In one general aspect, the invention features a method, in an oligonucleotide synthesis, for removing a protecting group from a protected nucleoside, by reacting the protected nucleoside or protected nucleotide with a nucleophile that exhibits an alpha effect at conditions of mildly basic pH, and particularly at conditions of pH 10 or less.
The invention provides for efficient solid-phase synthesis of oligonucleotides of lengths up to 25 nucleotides and greater. Treatment using an alpha effect nucleophile according to the invention for removal of carbonate protecting groups is irreversible, resulting in breakdown of the carbonate and formation of CO2. Moreover, because such treatment results in concomitant oxidation of the internucleotide bond and substantial removal of exocyclic amine protecting groups, the method of the invention obviates the need for a separate oxidation step and a post-synthesis deprotection step to remove any exocyclic amine protecting groups that may be used.

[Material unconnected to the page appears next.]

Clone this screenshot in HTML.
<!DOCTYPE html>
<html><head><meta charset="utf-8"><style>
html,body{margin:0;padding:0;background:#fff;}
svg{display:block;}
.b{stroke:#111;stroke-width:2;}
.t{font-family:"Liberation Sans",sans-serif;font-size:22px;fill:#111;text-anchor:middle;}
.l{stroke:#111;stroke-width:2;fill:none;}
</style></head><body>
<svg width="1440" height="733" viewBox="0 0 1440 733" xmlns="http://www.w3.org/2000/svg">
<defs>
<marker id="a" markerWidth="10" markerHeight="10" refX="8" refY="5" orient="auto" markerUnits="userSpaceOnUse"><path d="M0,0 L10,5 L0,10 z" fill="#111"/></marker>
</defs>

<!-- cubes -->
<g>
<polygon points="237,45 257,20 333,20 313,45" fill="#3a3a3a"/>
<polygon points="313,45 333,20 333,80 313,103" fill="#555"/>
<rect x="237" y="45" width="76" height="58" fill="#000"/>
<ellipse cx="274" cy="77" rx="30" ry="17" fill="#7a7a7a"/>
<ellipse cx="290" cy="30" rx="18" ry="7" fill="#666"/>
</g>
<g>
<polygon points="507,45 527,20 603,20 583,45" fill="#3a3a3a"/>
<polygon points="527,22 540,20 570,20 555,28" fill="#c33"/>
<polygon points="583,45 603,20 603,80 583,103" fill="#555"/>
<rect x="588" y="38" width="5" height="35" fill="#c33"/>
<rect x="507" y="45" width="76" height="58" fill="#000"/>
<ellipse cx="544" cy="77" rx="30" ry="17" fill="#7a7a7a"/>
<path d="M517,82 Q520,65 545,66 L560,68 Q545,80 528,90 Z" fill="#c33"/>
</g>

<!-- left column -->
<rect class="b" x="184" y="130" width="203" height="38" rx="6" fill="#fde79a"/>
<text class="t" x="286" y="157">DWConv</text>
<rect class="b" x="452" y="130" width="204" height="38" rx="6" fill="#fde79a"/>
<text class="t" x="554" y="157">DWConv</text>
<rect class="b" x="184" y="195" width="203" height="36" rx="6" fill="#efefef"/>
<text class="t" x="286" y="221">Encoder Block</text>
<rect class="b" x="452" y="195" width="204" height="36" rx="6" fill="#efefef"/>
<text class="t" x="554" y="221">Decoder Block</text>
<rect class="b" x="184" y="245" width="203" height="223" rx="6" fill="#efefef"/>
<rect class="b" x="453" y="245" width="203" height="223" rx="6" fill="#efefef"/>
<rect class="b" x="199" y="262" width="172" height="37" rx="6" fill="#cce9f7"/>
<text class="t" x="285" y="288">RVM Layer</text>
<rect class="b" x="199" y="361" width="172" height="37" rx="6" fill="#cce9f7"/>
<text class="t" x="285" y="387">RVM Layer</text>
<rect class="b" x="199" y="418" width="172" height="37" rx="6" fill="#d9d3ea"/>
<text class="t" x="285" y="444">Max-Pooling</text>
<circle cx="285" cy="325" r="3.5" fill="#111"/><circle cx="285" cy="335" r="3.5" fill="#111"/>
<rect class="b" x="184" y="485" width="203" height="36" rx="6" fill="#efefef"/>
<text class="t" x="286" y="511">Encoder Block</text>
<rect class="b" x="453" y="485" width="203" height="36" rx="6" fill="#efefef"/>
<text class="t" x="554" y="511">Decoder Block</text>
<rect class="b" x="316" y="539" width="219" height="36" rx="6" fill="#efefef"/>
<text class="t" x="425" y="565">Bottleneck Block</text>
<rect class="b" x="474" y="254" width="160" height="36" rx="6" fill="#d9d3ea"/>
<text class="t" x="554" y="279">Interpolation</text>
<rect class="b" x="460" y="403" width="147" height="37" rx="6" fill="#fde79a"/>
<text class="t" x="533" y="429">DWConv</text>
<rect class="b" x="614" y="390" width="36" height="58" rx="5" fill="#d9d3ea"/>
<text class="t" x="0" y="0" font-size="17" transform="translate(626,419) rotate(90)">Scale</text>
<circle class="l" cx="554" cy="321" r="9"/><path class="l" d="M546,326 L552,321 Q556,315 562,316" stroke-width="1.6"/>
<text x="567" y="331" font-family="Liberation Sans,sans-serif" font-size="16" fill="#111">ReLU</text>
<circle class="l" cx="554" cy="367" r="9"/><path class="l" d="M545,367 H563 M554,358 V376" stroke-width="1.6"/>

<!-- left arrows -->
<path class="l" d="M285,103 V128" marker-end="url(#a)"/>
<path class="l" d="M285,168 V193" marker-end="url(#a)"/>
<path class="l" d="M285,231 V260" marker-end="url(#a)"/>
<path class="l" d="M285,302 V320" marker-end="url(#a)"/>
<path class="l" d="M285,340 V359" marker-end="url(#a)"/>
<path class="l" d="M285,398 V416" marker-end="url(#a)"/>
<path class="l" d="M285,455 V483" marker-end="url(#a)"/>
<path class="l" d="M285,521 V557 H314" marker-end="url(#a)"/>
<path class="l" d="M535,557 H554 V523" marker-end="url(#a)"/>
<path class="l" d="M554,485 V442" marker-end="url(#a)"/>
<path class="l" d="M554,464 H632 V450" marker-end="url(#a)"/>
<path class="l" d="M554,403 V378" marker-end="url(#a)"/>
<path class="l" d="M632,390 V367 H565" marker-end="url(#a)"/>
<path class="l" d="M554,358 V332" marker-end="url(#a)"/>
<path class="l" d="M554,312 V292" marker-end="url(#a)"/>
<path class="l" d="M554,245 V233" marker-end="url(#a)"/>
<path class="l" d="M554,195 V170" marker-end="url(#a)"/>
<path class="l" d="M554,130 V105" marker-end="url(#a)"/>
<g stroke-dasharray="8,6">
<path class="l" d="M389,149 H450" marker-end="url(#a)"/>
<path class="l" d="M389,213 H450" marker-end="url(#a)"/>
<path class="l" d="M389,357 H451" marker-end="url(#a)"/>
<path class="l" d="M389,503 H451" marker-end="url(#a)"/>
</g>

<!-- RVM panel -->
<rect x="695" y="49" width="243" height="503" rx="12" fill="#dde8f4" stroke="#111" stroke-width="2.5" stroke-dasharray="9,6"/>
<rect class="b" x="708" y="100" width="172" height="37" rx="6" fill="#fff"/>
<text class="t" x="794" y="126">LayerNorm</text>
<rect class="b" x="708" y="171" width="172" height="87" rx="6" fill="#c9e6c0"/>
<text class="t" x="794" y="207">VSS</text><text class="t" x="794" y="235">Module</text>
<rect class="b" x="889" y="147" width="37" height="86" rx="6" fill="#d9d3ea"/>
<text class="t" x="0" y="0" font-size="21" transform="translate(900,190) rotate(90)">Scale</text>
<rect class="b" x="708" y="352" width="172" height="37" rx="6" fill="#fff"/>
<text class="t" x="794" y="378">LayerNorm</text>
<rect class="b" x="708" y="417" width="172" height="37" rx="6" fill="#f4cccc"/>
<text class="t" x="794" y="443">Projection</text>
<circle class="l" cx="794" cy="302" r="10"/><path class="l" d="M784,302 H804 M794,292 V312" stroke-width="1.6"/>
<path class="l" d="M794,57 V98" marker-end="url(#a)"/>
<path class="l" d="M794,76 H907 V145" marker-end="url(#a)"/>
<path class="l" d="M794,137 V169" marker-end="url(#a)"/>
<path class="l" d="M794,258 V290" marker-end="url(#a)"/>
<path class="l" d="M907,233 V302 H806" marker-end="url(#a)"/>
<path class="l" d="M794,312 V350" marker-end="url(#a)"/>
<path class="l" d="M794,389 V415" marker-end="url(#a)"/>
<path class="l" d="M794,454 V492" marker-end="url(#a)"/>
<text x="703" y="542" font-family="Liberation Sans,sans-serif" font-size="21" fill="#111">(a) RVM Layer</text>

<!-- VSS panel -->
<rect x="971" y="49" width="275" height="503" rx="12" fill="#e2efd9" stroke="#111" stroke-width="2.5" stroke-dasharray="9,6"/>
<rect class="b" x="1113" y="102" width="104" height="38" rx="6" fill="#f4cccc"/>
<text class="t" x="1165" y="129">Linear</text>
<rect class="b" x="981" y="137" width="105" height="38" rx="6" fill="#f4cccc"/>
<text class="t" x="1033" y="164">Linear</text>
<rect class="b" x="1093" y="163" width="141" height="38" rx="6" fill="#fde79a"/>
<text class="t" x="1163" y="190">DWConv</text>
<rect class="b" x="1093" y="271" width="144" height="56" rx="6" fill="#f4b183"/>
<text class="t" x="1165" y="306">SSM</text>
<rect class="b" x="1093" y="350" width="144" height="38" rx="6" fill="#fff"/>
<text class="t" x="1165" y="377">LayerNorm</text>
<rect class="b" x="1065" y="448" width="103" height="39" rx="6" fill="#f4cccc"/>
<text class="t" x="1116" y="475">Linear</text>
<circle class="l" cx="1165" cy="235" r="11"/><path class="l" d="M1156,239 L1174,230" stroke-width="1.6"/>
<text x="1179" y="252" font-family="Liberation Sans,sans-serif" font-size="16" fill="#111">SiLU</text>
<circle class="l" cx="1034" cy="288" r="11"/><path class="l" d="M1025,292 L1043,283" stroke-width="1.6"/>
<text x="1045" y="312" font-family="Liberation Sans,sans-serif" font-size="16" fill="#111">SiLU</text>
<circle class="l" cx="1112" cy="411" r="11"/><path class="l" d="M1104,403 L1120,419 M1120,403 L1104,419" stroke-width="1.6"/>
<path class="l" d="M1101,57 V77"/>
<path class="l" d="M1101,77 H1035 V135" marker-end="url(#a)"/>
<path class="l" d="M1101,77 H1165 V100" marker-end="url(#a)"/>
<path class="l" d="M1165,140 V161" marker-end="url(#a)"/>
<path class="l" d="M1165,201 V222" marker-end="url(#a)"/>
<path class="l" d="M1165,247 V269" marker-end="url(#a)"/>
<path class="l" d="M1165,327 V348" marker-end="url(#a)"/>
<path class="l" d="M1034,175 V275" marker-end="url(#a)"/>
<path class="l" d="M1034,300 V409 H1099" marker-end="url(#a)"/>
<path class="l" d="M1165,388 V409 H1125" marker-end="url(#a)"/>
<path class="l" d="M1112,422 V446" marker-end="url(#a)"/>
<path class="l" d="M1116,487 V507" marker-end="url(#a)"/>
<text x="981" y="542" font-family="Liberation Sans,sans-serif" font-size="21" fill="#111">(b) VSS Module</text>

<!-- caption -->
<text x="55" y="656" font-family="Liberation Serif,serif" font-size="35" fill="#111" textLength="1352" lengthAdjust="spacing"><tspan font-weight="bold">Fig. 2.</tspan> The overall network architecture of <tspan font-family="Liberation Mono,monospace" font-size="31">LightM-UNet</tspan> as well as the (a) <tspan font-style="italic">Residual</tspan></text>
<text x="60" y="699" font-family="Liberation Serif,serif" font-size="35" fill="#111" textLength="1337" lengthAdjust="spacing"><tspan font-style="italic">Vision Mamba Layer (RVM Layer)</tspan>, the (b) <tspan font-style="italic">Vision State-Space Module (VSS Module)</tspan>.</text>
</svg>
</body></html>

In another general aspect, the invention features a method for making an oligonucleotide array made up of array features each presenting a specified oligonucleotide sequence at an address on an array substrate, by first treating the array substrate to protect the hydroxyl moieties on the derivatized surface from reaction with phosphoramidites, then carrying out the steps of (a) applying droplets of an alpha effect nucleophile to effect deprotection of hydroxyl moieties at selected addresses, and (b) flooding the array substrate with a medium containing a selected protected phosphoramidite to permit coupling of the selected phosphoramidite onto the deprotected hydroxyl moieties at the selected addresses, and repeating the steps (a) and (b) to initiate and to sequentially build up oligonucleotides having the desired sequences at the selected addresses to complete the array features. In a variation on the aforementioned method, the droplets applied may comprise the protected phosphoramidite, and the alpha effect nucleophile may be used to flood the array substrate.
In the array construction method according to the invention, the deprotection reagents are aqueous, allowing for good droplet formation on a wide variety of array substrate surfaces. Moreover, because the selection of features employs aqueous media, small-scale discrete droplet application onto specified array addresses can be carried out by adaptation of techniques for reproducible fine droplet deposition from printing technologies. Further, as noted above, the synthesis reaction provides irreversible deprotection resulting in evolution of CO2, and thus quantitative removal of protecting groups within each droplet may be achieved. The phosphoramidite reactions are carried out in bulk, employing an excess of the phosphoramidite during the coupling step (b), allowing for exclusion of water by action of the excess phosphoramidite as a desiccant.